For hardware, wipe buckles, bit ends, snaps, and conchos with a clean cloth. If there is stubborn grime around buckles, a small brush will help. Dry the hardware properly so you do not trap moisture where leather folds around metal.

Then reassemble the bridle carefully. This is the best time to inspect stitching, Chicago screws, ties, buckles, and keeper wear. Cleaning is not just about appearance. It is a chance to catch a weak point before it fails in the saddle.

Tooling, rawhide, silver and other details

Not every western bridle is plain harness leather, and the fancier the finish, the more care you need to take. Too much moisture in floral tooling or basket stamp can dull the definition. Work lightly and use a brush to lift dirt from the pattern rather than flooding it.

Rawhide buttons, braided accents, and silver pieces all need a bit of common sense. Wipe them clean, keep chemicals controlled, and avoid products that leave residue sitting in creases. Decorative silver can be polished occasionally, but if you show or compete regularly, polish only what needs it. Overdoing it creates extra work and can mark the leather around the fittings.

If your bridle has coloured inlays or speciality finishes, spot test any new product on a small hidden area first. Good tack is made to work, but finish treatments still vary.

How often should you clean a western bridle?

That comes down to use. A bridle used every week in the arena or on the ranch needs a quick wipe-down after rides and a proper clean regularly. Sweat left sitting under the crownpiece and around the bit ends will dry the leather faster than most people realise.

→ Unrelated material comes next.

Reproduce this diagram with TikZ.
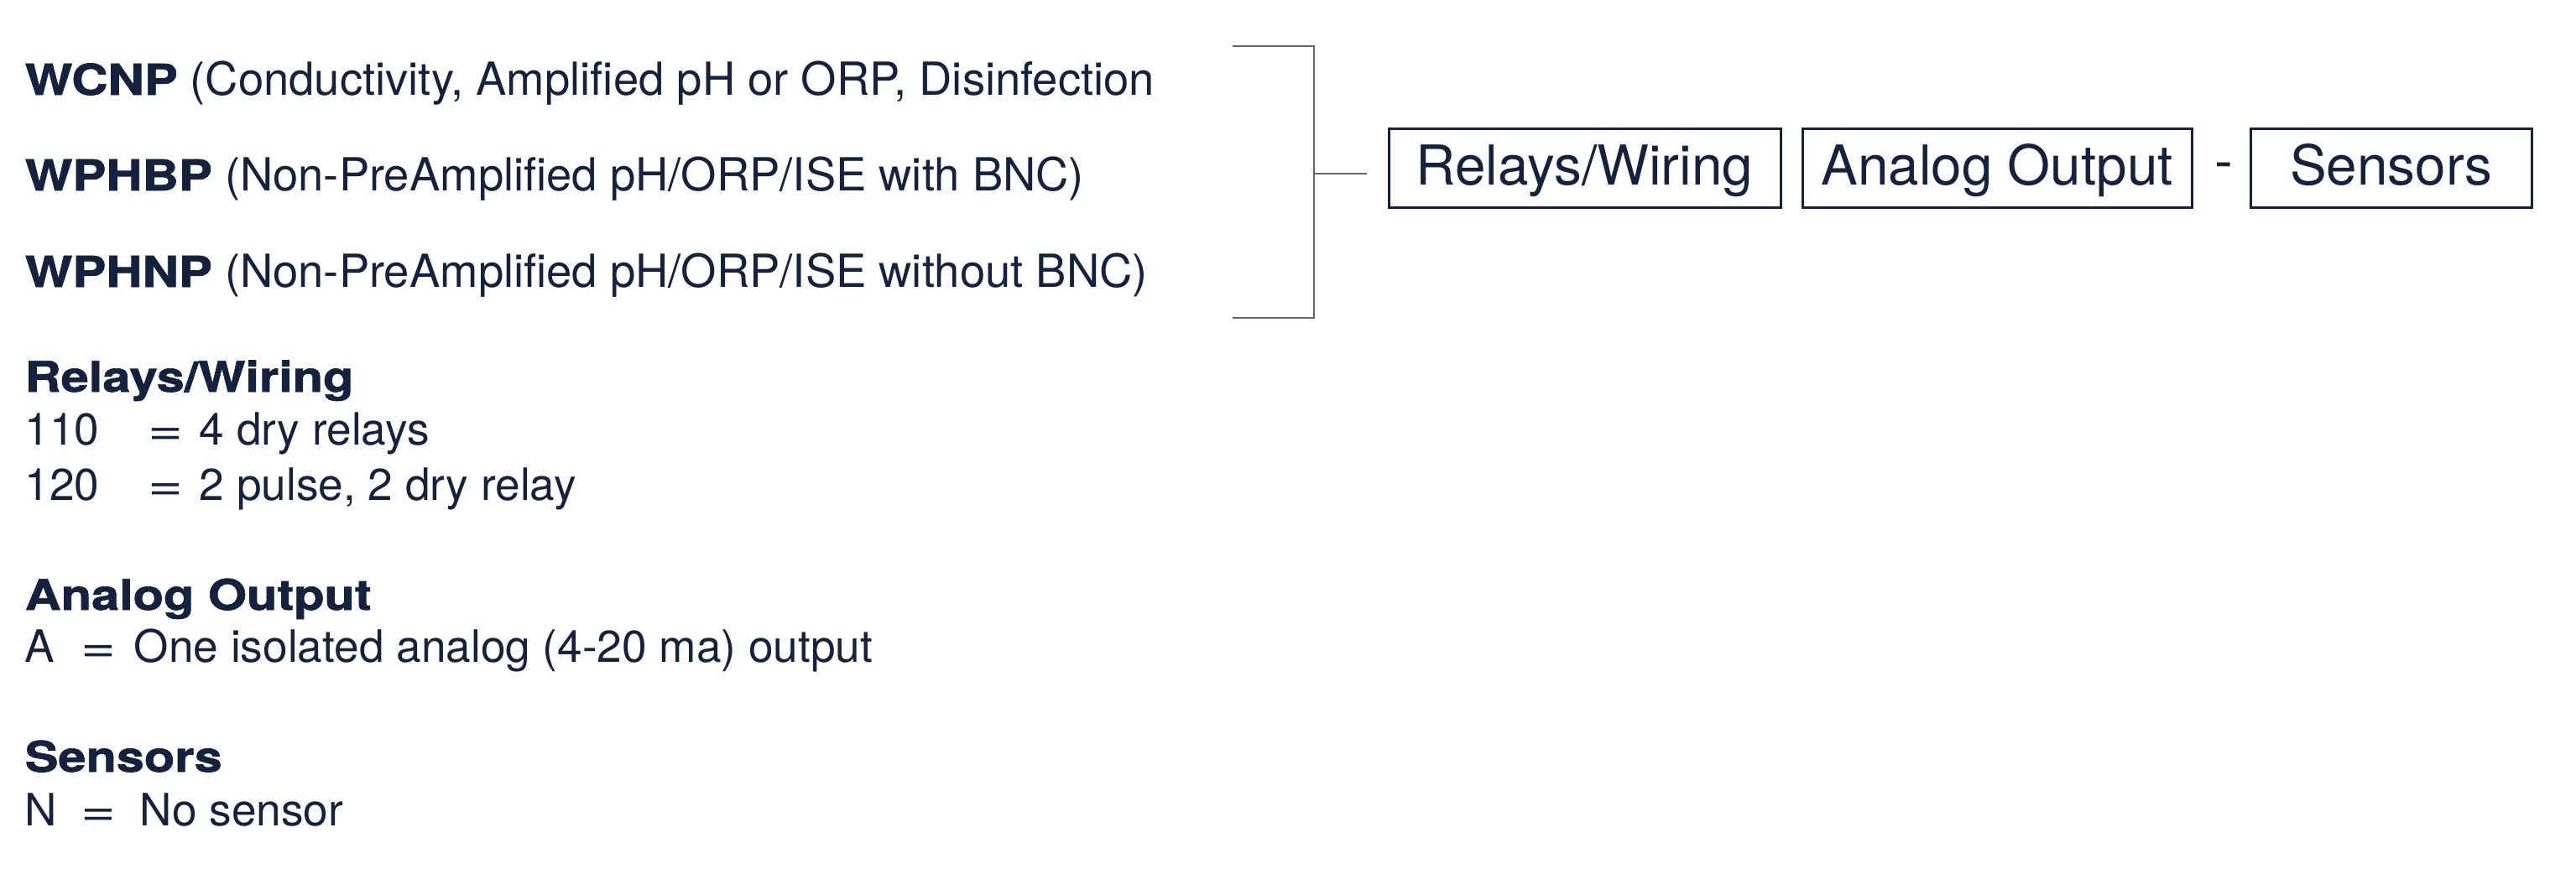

For everyday riding, a light clean every couple of weeks and a fuller condition when needed is a sensible rhythm. If you rope, campdraft, run barrels, or ride through dust and wet weather, you may need to clean it more often. If the bridle only comes out for shows or weekend rides, inspect it before and after use rather than letting it hang untouched for months.

The trick is consistency. Small, regular care is easier on the leather than neglect followed by a heavy rescue job.

Common mistakes riders make

One of the worst habits is soaking a bridle. Leather and water are not mates when you overdo it. Another is slapping on oil every time the bridle looks a bit dry. That can leave it too soft and heavy, especially in finer headstalls.

Using household cleaners is another hard no. If it is meant for kitchen benches, boots, or car interiors, keep it away from your tack unless the label clearly says it is suitable for leather horse gear. Western tack works hard and deserves products built for the job.

Poor storage also undoes good cleaning. If you hang a freshly cleaned bridle in direct sun, in a damp tack room, or crushed under other gear, you are making more work for yourself. Store it hanging naturally, away from heat and moisture, and let the leather hold its shape.

A few signs your bridle needs attention now

If the leather feels stiff when you bend it, if the buckle holes look dry and pale, or if you see cracking near stress points, do not wait. A bit of cleaning and conditioning now may save the bridle from serious wear. Watch for greenish build-up on hardware too. That corrosion can spread into nearby leather if ignored.

And if a bridle still feels brittle after careful cleaning and conditioning, the issue may be age, storage history, or previous over-oiling. Sometimes leather comes back well. Sometimes it tells you it has done its miles.

Riders across New Zealand know tack earns its keep in real conditions - dust, rain, sweat, hard training, and long days on horseback. A clean western bridle is not about putting on airs. It is about respect for your gear, your horse, and the job ahead.

Treat your bridle like working tack, not a throwaway extra, and it will keep turning up for you when it counts.